The Company manufactured and sold solar panels to companies around the world and had a growing presence in the China market, where the government was encouraging the adoption of solar technology through a subsidy program called “Golden Sun.”  The case before the court concerned statements the Company had made concerning the Golden Sun program.  Plaintiffs claimed the Company’s statements were misleading because they failed to disclose that a significant percentage of Golden Sun subsidies were “procured through ‘outright fraud,’” including by allegedly “overstating project costs in subsidy applications” and deliberately delaying construction of approved Golden Sun projects until the cost of materials dropped, thus putting the entire Golden Sun program at risk of cancellation.

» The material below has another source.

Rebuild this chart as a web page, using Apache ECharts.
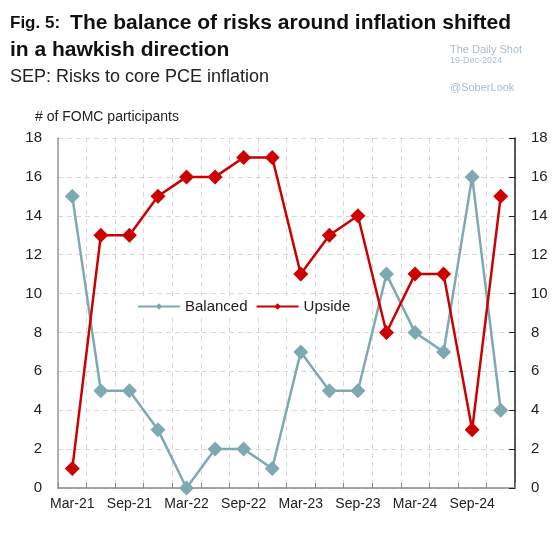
<!DOCTYPE html>
<html>
<head>
<meta charset="utf-8">
<script src="https://cdn.jsdelivr.net/npm/echarts@6/dist/echarts.min.js"></script>
<style>
  html, body { margin: 0; padding: 0; background: #fff; }
  #chart { width: 560px; height: 535px; }
</style>
</head>
<body>
<div id="chart"></div>
<script>
// quarterly SEP releases
var categories = ['Mar-21', 'Jun-21', 'Sep-21', 'Dec-21', 'Mar-22', 'Jun-22', 'Sep-22', 'Dec-22',
  'Mar-23', 'Jun-23', 'Sep-23', 'Dec-23', 'Mar-24', 'Jun-24', 'Sep-24', 'Dec-24']
var balanced = [15, 5, 5, 3, 0, 2, 2, 1, 7, 5, 5, 11, 8, 7, 16, 4]
var upside = [1, 13, 13, 15, 16, 16, 17, 17, 11, 13, 14, 8, 11, 11, 3, 15]

var teal = '#7fa9b2'
var red = '#cc0000'
var font = 'Liberation Sans, Arial, sans-serif'

var myChart = echarts.init(document.getElementById('chart'))

var yAxisBase = {
  type: 'value',
  min: 0,
  max: 18,
  interval: 2,
  axisLabel: { fontFamily: font, fontSize: 15, color: '#222' }
}

var option = {
  backgroundColor: '#fff',
  animation: false,
  title: [
    {
      text: '{a|Fig. 5:}  {b|The balance of risks around inflation shifted}\n{b|in a hawkish direction}',
      left: 5,
      top: 5,
      textStyle: {
        rich: {
          a: { fontFamily: font, fontSize: 17, fontWeight: 'bold', color: '#111', lineHeight: 27 },
          b: { fontFamily: font, fontSize: 21, fontWeight: 'bold', color: '#111', lineHeight: 27 }
        }
      }
    },
    {
      text: 'SEP: Risks to core PCE inflation',
      left: 5,
      top: 63,
      textStyle: { fontFamily: font, fontSize: 18, fontWeight: 'normal', color: '#222' }
    },
    {
      text: '# of FOMC participants',
      left: 30,
      top: 105,
      textStyle: { fontFamily: font, fontSize: 14, fontWeight: 'normal', color: '#222' }
    },
    {
      text: 'The Daily Shot',
      left: 445,
      top: 39,
      textStyle: { fontFamily: font, fontSize: 11, fontWeight: 'normal', color: '#a9bccb' }
    },
    {
      text: '19-Dec-2024',
      left: 445,
      top: 51,
      textStyle: { fontFamily: font, fontSize: 9, fontWeight: 'normal', color: '#a9bccb' }
    },
    {
      text: '@SoberLook',
      left: 445,
      top: 77,
      textStyle: { fontFamily: font, fontSize: 11, fontWeight: 'normal', color: '#a9bccb' }
    }
  ],
  legend: {
    data: ['Balanced', 'Upside'],
    left: 133,
    top: 297,
    backgroundColor: '#fff',
    padding: [2, 4],
    itemWidth: 42,
    itemHeight: 8,
    itemGap: 8,
    textStyle: { fontFamily: font, fontSize: 15, color: '#222' }
  },
  grid: {
    left: 58,
    right: 45,
    top: 138,
    bottom: 47
  },
  xAxis: {
    type: 'category',
    data: categories,
    boundaryGap: true,
    axisLine: { lineStyle: { color: '#888', width: 1.5 } },
    axisTick: { show: true, inside: true, length: 5, interval: 0, lineStyle: { color: '#888' } },
    splitLine: { show: true, interval: 0, lineStyle: { color: '#d8d8d8', type: [5, 4] } },
    axisLabel: { interval: 1, fontFamily: font, fontSize: 14, color: '#222', margin: 9 }
  },
  yAxis: [
    Object.assign({}, yAxisBase, {
      position: 'left',
      axisLine: { show: true, lineStyle: { color: '#999', width: 1.5 } },
      axisTick: { show: false },
      splitLine: { show: true, lineStyle: { color: '#d8d8d8', type: [5, 4] } },
      axisLabel: Object.assign({}, yAxisBase.axisLabel, { margin: 16 })
    }),
    Object.assign({}, yAxisBase, {
      position: 'right',
      axisLine: { show: true, lineStyle: { color: '#222', width: 1.5 } },
      axisTick: { show: true, inside: true, length: 6, lineStyle: { color: '#222' } },
      splitLine: { show: false },
      axisLabel: Object.assign({}, yAxisBase.axisLabel, { margin: 16 })
    })
  ],
  series: [
    {
      name: 'Balanced',
      type: 'line',
      data: balanced,
      color: teal,
      symbol: 'diamond',
      symbolSize: 15,
      lineStyle: { width: 2.5, color: teal },
      itemStyle: { color: teal },
      z: 2
    },
    {
      name: 'Upside',
      type: 'line',
      data: upside,
      color: red,
      symbol: 'diamond',
      symbolSize: 15,
      lineStyle: { width: 2.5, color: red },
      itemStyle: { color: red },
      z: 3
    }
  ]
}

myChart.setOption(option)
</script>
</body>
</html>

In March 2013, reports emerged predicting that the Chinese government would end the Golden Sun subsidy program. These reports allegedly caused a 22% drop in the Company’s share price. The following month, the Chinese government issued clawback notices to certain subsidy recipients that had not completed their solar projects within certain deadlines.

Plaintiffs Failed to Allege the Company Had an Obligation to Disclose the Risk of Clawbacks

The court deemed meritless plaintiffs’ claim that the Company’s “optimistic statements about the Golden Sun Program were misleading because [the Company] failed to disclose the risk that the Chinese government . . . could clawback subsidies for projects that were not finished on time.”

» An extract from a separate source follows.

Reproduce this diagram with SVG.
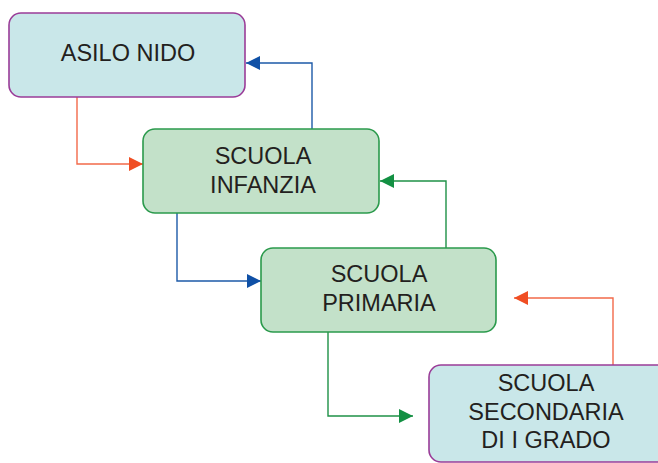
<svg xmlns="http://www.w3.org/2000/svg" width="658" height="463" viewBox="0 0 658 463">
  <style>
    .cyan { fill: #c9e7e9; stroke: #9a3c98; stroke-width: 1.6; }
    .green { fill: #c3e1c9; stroke: #2b9a4c; stroke-width: 1.6; }
    .lbl { font-family: "Liberation Sans", Arial, sans-serif; font-size: 23.5px; fill: #231f20; text-anchor: middle; }
    .wire { fill: none; stroke-width: 1.4; }
    .red { stroke: #f26a4a; }
    .blue { stroke: #1d5aa8; }
    .grn { stroke: #1f9147; }
  </style>
  <defs>
    <marker id="ahRed" viewBox="0 0 14 14" refX="14" refY="7" markerWidth="14" markerHeight="14" markerUnits="userSpaceOnUse" orient="auto">
      <path d="M0,0 L14,7 L0,14 Z" fill="#f04e23"/>
    </marker>
    <marker id="ahBlue" viewBox="0 0 14 14" refX="14" refY="7" markerWidth="14" markerHeight="14" markerUnits="userSpaceOnUse" orient="auto">
      <path d="M0,0 L14,7 L0,14 Z" fill="#0f50a6"/>
    </marker>
    <marker id="ahGreen" viewBox="0 0 14 14" refX="14" refY="7" markerWidth="14" markerHeight="14" markerUnits="userSpaceOnUse" orient="auto">
      <path d="M0,0 L14,7 L0,14 Z" fill="#139043"/>
    </marker>
  </defs>

  <g id="connectors">
    <path class="wire red" d="M77,97 V164 H143" marker-end="url(#ahRed)"/>
    <path class="wire blue" d="M312,129 V63 H246" marker-end="url(#ahBlue)"/>
    <path class="wire blue" d="M177,213 V281 H261" marker-end="url(#ahBlue)"/>
    <path class="wire grn" d="M446,248 V181 H380" marker-end="url(#ahGreen)"/>
    <path class="wire grn" d="M328,332 V416 H413" marker-end="url(#ahGreen)"/>
    <path class="wire red" d="M613,365 V298 H514" marker-end="url(#ahRed)"/>
  </g>

  <g id="asilo-nido">
    <rect class="cyan" x="9" y="13" width="236" height="84" rx="12"/>
    <text class="lbl" x="128" y="61">ASILO NIDO</text>
  </g>

  <g id="scuola-infanzia">
    <rect class="green" x="143" y="129" width="236" height="84" rx="12"/>
    <text class="lbl" x="263" y="164">SCUOLA</text>
    <text class="lbl" x="263" y="193">INFANZIA</text>
  </g>

  <g id="scuola-primaria">
    <rect class="green" x="261" y="248" width="235" height="84" rx="12"/>
    <text class="lbl" x="379" y="282">SCUOLA</text>
    <text class="lbl" x="379" y="311">PRIMARIA</text>
  </g>

  <g id="scuola-secondaria">
    <rect class="cyan" x="429" y="365" width="240" height="97" rx="12"/>
    <text class="lbl" x="546" y="391">SCUOLA</text>
    <text class="lbl" x="546" y="420">SECONDARIA</text>
    <text class="lbl" x="546" y="448">DI I GRADO</text>
  </g>
</svg>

The court recognized that Section 10(b) “require[s] that a company disclose the risk that a future event might occur if that risk is material.” However, the court emphasized that “Section 10(b) does not require that companies predict the future.” The court explained that “[a] plaintiff may not plead fraud by hindsight” by “simply contrast[ing] a defendant’s past optimism with less favorable actual results in support of a claim of securities fraud.” Id. (internal quotation marks and citation omitted).

Here,  the court found that plaintiffs had “not presented particular facts in existence at the time of [the Company’s] optimistic statements showing any likelihood that its customers would not meet their project deadlines.” The court determined there was “nothing [in the complaint] to show that potential clawbacks presented a material risk to [the Company’s] involvement in Golden Sun at [the] time” the statements at issue were made, and the Company therefore “need not have disclosed that risk.”

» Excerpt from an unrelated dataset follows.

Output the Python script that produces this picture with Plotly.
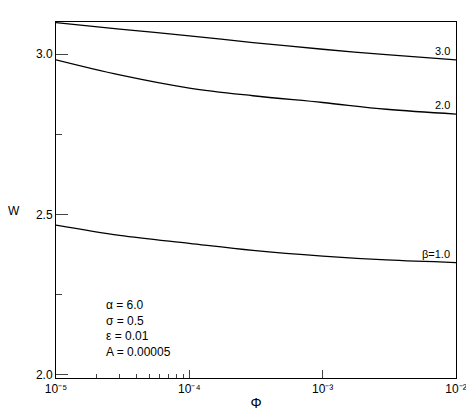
import plotly.graph_objects as go

phi = [1e-5, 3e-5, 1e-4, 3e-4, 1e-3, 3e-3, 1e-2]
w_beta1 = [2.467, 2.435, 2.410, 2.388, 2.370, 2.358, 2.350]
w_beta2 = [2.982, 2.935, 2.894, 2.870, 2.849, 2.828, 2.813]
w_beta3 = [3.098, 3.078, 3.057, 3.036, 3.015, 2.998, 2.982]
curve_labels = ["β=1.0", "2.0", "3.0"]
x_tickvals = [1e-5, 1e-4, 1e-3, 1e-2]
x_ticktext = ["10⁻⁵", "10⁻⁴", "10⁻³", "10⁻²"]
y_tickvals = [2.0, 2.5, 3.0]
y_ticktext = ["2.0", "2.5", "3.0"]

fig = go.Figure()
for ys in (w_beta1, w_beta2, w_beta3):
    fig.add_trace(go.Scatter(x=phi, y=ys, mode="lines", line=dict(color="black", width=1.3, shape="spline"), showlegend=False))

for lab, ys in zip(curve_labels, (w_beta1, w_beta2, w_beta3)):
    fig.add_annotation(x=-2.03, y=ys[-1], text=lab, showarrow=False, xanchor="right", yanchor="bottom",
                       font=dict(size=11, color="black"), yshift=1)

fig.add_annotation(xref="paper", yref="paper", x=0.12, y=0.23, xanchor="left", yanchor="top", align="left",
                   showarrow=False, text="α = 6.0<br>σ = 0.5<br>ε = 0.01<br>A = 0.00005",
                   font=dict(size=12, color="black"))
fig.add_annotation(xref="paper", yref="y", x=-0.105, y=2.51, xanchor="center", showarrow=False,
                   text="W", font=dict(size=12, color="black"))

fig.update_layout(
    width=474, height=412, paper_bgcolor="white", plot_bgcolor="white",
    margin=dict(l=48, r=26, t=14, b=30),
    font=dict(family="Liberation Sans, Arial", color="black", size=12),
)
fig.update_xaxes(type="log", range=[-5, -2], tickvals=x_tickvals, ticktext=x_ticktext,
                 ticks="inside", ticklen=8, showgrid=False, showline=True, linecolor="black", mirror=True,
                 minor=dict(ticks="inside", ticklen=4, tickvals=[2e-5,3e-5,4e-5,5e-5,6e-5,7e-5,8e-5,9e-5]),
                 title=dict(text="Φ", standoff=2), zeroline=False)
fig.update_yaxes(range=[1.99, 3.10], tickvals=y_tickvals, ticktext=y_ticktext,
                 ticks="inside", ticklen=12, showgrid=False, showline=True, linecolor="black", mirror=True,
                 minor=dict(ticks="inside", ticklen=6, tickvals=[2.25, 2.75]), zeroline=False)
fig.write_html("out.html")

Plaintiffs Failed to Allege Scienter as to the Possibility That the Chinese Government Could Discontinue the Golden Sun Program 

The court found plaintiffs failed to allege scienter with respect to their claims that the Company did not “disclose the risk that the Chinese government . . . would [allegedly] likely discontinue the program due to [alleged] widespread fraud in procuring subsidies.”

Plaintiffs attempted to “rely on the ‘absurd to suggest’ exception to the core operations theory—i.e., that Golden Sun was so important to [the Company], and [the Company] was so involved in the fraud, that it would be absurd to suggest that [the Company] did not know of it.” The court explained that “[t]he core operations theory posits that facts critical to a business’s core operations or an important transaction generally are so apparent that their knowledge may be attributed to the company and its key officers.” Id. (internal quotation marks and citation omitted). While plaintiffs in the Ninth Circuit “cannot rely[ ] exclusively on the core operations inference to plead scienter under the” Private Securities Litigation Reform Act, the court noted that the “only exception is the rare instance where the nature of the relevant fact is of such prominence that it would be absurd to suggest that management was without knowledge of the matter.” Id. (internal quotation marks and citation omitted).

In the case before it, the court found plaintiffs’ generalized “allegations . . . insufficient to show that [the Company’s] upper management knew of even [the Company’s] own alleged fraud, let alone industry-wide fraud.” For example, plaintiffs alleged that the Company engaged in a “widespread” practice of substituting cheaper solar panels for more expensive ones. The court stated that it could not “draw any meaningful inferences about what [the Company’s] executives knew” based on such “vague quantifiers.” The court emphasized that “[t]he Ninth Circuit cases relying on the ‘absurd to suggest’ doctrine are usually based on concrete numbers, not majestic generalities” of the type plaintiffs alleged.

The court also found plaintiffs failed to plead scienter as to claims alleging the Company improperly delayed the recognition of accounts for which collectability was not reasonably assured. The court dismissed plaintiffs’ complaint in its entirety, with leave to amend only certain of plaintiffs’ claims.



[1]           Simpson Thacher represents Yingli Green Energy Holding Co. in this matter.